» **What to do**
Reproduce all of the data below without alteration; exclude every picture.

» **Raw data**

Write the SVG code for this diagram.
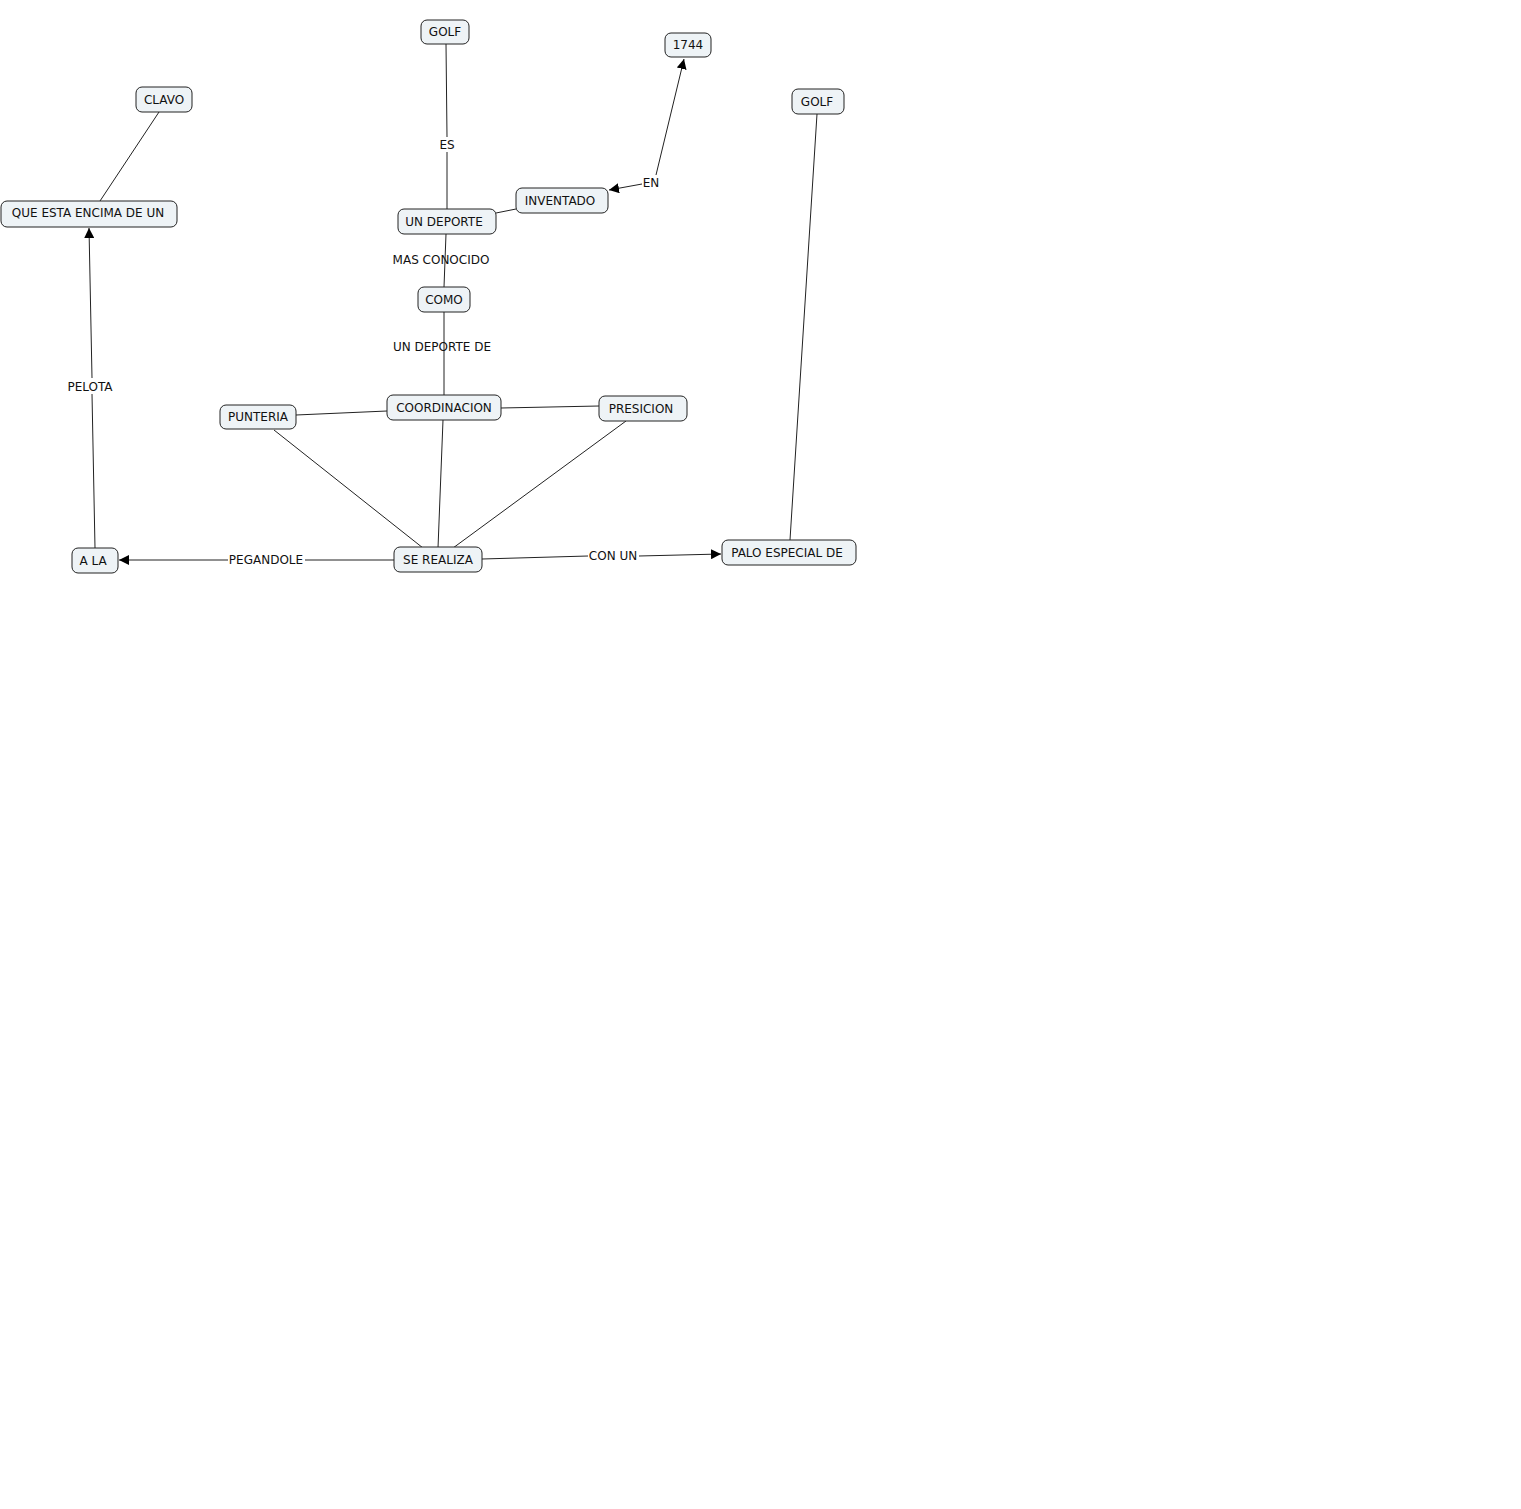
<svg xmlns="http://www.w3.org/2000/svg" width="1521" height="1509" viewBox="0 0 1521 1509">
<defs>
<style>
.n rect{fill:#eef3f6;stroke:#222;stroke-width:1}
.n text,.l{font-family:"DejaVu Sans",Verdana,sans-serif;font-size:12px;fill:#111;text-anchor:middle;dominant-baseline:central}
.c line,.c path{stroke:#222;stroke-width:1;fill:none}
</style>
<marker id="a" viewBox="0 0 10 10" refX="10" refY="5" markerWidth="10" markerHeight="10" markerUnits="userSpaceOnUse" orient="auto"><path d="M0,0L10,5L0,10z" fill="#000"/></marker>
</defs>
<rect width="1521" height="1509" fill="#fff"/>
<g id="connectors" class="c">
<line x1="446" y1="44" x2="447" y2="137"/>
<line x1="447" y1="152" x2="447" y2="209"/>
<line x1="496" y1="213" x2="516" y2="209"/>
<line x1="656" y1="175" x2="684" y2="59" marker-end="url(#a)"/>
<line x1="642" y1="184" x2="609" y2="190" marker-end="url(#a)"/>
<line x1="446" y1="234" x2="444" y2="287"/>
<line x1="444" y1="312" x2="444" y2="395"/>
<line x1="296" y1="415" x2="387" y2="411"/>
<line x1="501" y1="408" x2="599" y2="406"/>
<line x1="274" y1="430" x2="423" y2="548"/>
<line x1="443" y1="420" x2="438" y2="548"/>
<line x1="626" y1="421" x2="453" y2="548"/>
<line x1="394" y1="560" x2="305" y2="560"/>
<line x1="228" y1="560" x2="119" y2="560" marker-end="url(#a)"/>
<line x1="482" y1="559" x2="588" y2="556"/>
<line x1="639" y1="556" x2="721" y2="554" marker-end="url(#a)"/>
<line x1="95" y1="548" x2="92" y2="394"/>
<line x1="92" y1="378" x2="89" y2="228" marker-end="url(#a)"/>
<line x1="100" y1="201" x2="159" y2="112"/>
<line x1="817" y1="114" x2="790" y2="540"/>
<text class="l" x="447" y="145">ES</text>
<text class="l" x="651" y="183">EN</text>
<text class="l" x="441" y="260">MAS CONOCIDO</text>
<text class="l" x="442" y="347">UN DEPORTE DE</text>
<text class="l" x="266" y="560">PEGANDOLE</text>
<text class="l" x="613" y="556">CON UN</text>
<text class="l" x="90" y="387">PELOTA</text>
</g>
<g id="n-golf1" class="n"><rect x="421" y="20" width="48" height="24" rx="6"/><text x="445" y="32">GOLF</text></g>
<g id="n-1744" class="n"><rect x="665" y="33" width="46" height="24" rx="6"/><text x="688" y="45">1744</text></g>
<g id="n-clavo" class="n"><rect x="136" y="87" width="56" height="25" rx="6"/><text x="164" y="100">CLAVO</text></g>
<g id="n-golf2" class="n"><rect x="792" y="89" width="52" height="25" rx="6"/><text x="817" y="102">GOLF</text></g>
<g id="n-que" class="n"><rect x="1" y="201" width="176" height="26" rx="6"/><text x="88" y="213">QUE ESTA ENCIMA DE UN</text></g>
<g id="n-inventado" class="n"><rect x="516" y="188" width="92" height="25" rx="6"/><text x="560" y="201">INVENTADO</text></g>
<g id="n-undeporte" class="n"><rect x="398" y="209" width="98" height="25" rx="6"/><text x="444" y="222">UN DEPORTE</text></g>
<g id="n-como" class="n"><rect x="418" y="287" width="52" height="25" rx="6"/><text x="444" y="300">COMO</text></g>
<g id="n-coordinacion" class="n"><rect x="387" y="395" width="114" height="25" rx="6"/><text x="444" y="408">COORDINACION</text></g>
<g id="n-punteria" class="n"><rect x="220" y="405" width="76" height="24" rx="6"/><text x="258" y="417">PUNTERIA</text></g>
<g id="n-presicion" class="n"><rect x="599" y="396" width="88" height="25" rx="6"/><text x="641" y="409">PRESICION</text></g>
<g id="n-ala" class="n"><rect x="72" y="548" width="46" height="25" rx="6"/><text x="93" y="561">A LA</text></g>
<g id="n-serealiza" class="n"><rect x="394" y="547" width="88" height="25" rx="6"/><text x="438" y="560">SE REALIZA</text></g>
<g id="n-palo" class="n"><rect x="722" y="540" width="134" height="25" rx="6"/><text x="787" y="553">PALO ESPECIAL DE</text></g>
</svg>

» **Exercise solution**
Write the SVG code for this diagram.
<svg xmlns="http://www.w3.org/2000/svg" width="1521" height="1509" viewBox="0 0 1521 1509">
<defs>
<style>
.n rect{fill:#eef3f6;stroke:#222;stroke-width:1}
.n text,.l{font-family:"DejaVu Sans",Verdana,sans-serif;font-size:12px;fill:#111;text-anchor:middle;dominant-baseline:central}
.c line,.c path{stroke:#222;stroke-width:1;fill:none}
</style>
<marker id="a" viewBox="0 0 10 10" refX="10" refY="5" markerWidth="10" markerHeight="10" markerUnits="userSpaceOnUse" orient="auto"><path d="M0,0L10,5L0,10z" fill="#000"/></marker>
</defs>
<rect width="1521" height="1509" fill="#fff"/>
<g id="connectors" class="c">
<line x1="446" y1="44" x2="447" y2="137"/>
<line x1="447" y1="152" x2="447" y2="209"/>
<line x1="496" y1="213" x2="516" y2="209"/>
<line x1="656" y1="175" x2="684" y2="59" marker-end="url(#a)"/>
<line x1="642" y1="184" x2="609" y2="190" marker-end="url(#a)"/>
<line x1="446" y1="234" x2="444" y2="287"/>
<line x1="444" y1="312" x2="444" y2="395"/>
<line x1="296" y1="415" x2="387" y2="411"/>
<line x1="501" y1="408" x2="599" y2="406"/>
<line x1="274" y1="430" x2="423" y2="548"/>
<line x1="443" y1="420" x2="438" y2="548"/>
<line x1="626" y1="421" x2="453" y2="548"/>
<line x1="394" y1="560" x2="305" y2="560"/>
<line x1="228" y1="560" x2="119" y2="560" marker-end="url(#a)"/>
<line x1="482" y1="559" x2="588" y2="556"/>
<line x1="639" y1="556" x2="721" y2="554" marker-end="url(#a)"/>
<line x1="95" y1="548" x2="92" y2="394"/>
<line x1="92" y1="378" x2="89" y2="228" marker-end="url(#a)"/>
<line x1="100" y1="201" x2="159" y2="112"/>
<line x1="817" y1="114" x2="790" y2="540"/>
<text class="l" x="447" y="145">ES</text>
<text class="l" x="651" y="183">EN</text>
<text class="l" x="441" y="260">MAS CONOCIDO</text>
<text class="l" x="442" y="347">UN DEPORTE DE</text>
<text class="l" x="266" y="560">PEGANDOLE</text>
<text class="l" x="613" y="556">CON UN</text>
<text class="l" x="90" y="387">PELOTA</text>
</g>
<g id="n-golf1" class="n"><rect x="421" y="20" width="48" height="24" rx="6"/><text x="445" y="32">GOLF</text></g>
<g id="n-1744" class="n"><rect x="665" y="33" width="46" height="24" rx="6"/><text x="688" y="45">1744</text></g>
<g id="n-clavo" class="n"><rect x="136" y="87" width="56" height="25" rx="6"/><text x="164" y="100">CLAVO</text></g>
<g id="n-golf2" class="n"><rect x="792" y="89" width="52" height="25" rx="6"/><text x="817" y="102">GOLF</text></g>
<g id="n-que" class="n"><rect x="1" y="201" width="176" height="26" rx="6"/><text x="88" y="213">QUE ESTA ENCIMA DE UN</text></g>
<g id="n-inventado" class="n"><rect x="516" y="188" width="92" height="25" rx="6"/><text x="560" y="201">INVENTADO</text></g>
<g id="n-undeporte" class="n"><rect x="398" y="209" width="98" height="25" rx="6"/><text x="444" y="222">UN DEPORTE</text></g>
<g id="n-como" class="n"><rect x="418" y="287" width="52" height="25" rx="6"/><text x="444" y="300">COMO</text></g>
<g id="n-coordinacion" class="n"><rect x="387" y="395" width="114" height="25" rx="6"/><text x="444" y="408">COORDINACION</text></g>
<g id="n-punteria" class="n"><rect x="220" y="405" width="76" height="24" rx="6"/><text x="258" y="417">PUNTERIA</text></g>
<g id="n-presicion" class="n"><rect x="599" y="396" width="88" height="25" rx="6"/><text x="641" y="409">PRESICION</text></g>
<g id="n-ala" class="n"><rect x="72" y="548" width="46" height="25" rx="6"/><text x="93" y="561">A LA</text></g>
<g id="n-serealiza" class="n"><rect x="394" y="547" width="88" height="25" rx="6"/><text x="438" y="560">SE REALIZA</text></g>
<g id="n-palo" class="n"><rect x="722" y="540" width="134" height="25" rx="6"/><text x="787" y="553">PALO ESPECIAL DE</text></g>
</svg>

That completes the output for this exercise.